Leading up to legalization, investors were excited about the potential that the cannabis market would offer. However, despite years of legalization now, many of these companies in the industry, including one of the industry leaders, Canopy Growth (TSX:WEED)(NASDAQ:CGC), have struggled to turn a profit. But as the industry continues to consolidate, and WEED stock trades mighty cheap right now, is Canopy the best growth stock to buy for 2022?
While the legalization of cannabis offered a tonne of opportunity, and it’s certainly helped the government to collect more tax dollars, the amount of competition in the industry has made it difficult for any company to excel. This was apparent as soon as legalization took place, especially as the industry faced tough competition from the black market for years.
But with WEED stock now trading exceptionally cheap, is it the best Canadian growth stock to buy in 2022?
Is WEED stock worth an investment?
As of last Friday’s close, WEED stock traded for $10.78, slightly above its 52-week low of $10.18 and roughly 85% off its 52-week high of $70 a share. So, this goes to show how cheap the stock is today. However, that doesn’t automatically make it the best growth stock to buy in 2022.
At $10.78, the company still has a market cap of more than $4.2 billion. Meanwhile, over the last 12 months, WEED stock has managed to do just over $550 million in sales. And while sales have almost doubled over the last two years, Canopy hasn’t come anywhere close to earning a profit yet.
So, right now, WEED stock trades at a price-to-sales ratio of 7.5 times while still being nowhere near breaking even. Therefore, I’d have to say Canopy Growth stock is still considerably overvalued and a higher-risk investment.
While I believe in the company’s potential over the long run, the price of the shares today compared to what it’s been able to accomplish so far, in my opinion, makes it far too risky.
It’s worth noting that analysts expect roughly 25% growth in sales over each of the next three years, bringing Canopy Growth’s sales in 2025 to $1.15 billion. However, even then, at Canopy’s current price, it would have a price-to-sales ratio of almost four times. In addition, by 2025, according to estimates, WEED stock still won’t be turning a profit.
So, if you’re looking for one of the best Canadian growth stocks to buy in 2022, you may have to look elsewhere.

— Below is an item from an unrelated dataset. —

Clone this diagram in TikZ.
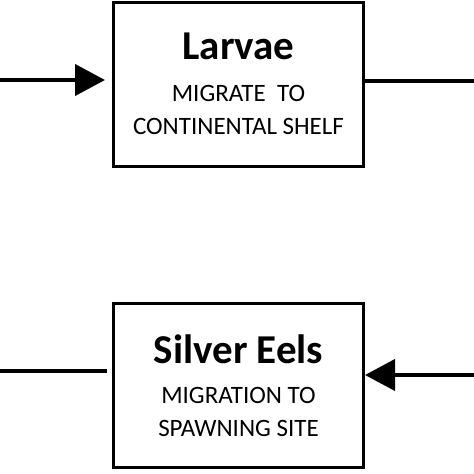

The best Canadian growth stock to buy in 2022
There are several high-potential Canadian stocks to buy in 2022, but in my opinion, considering the risk to reward, Brookfield Infrastructure Partners (TSX:BIP.UN)(NYSE:BIP) is the best growth stock to buy this year.
There is a lot of uncertainty these days, which already makes finding the right investments difficult. It’s also why taking a position in an expensive and unprofitable stock like WEED may not be the best investment.
Instead, an extremely reliable company with highly defensive assets such as Brookfield looks like an excellent stock to buy and hold through 2022 and beyond. The fact that it’s so reliable and its infrastructure assets are highly defensive is a major factor why, but in addition, the assets are also diversified worldwide, which in this economic environment can be very important.
Often, though, when you want to buy a defensive investment, you compromise on the growth potential. With Brookfield, that shouldn’t be the case. It has an incredible management team and invests your capital with a long-term mindset, targeting up to 15% annual gains.
So, if you’re looking for one of the best Canadian growth stocks to buy in 2022, at least in this economic environment, Brookfield looks like a far better investment than Canopy Growth.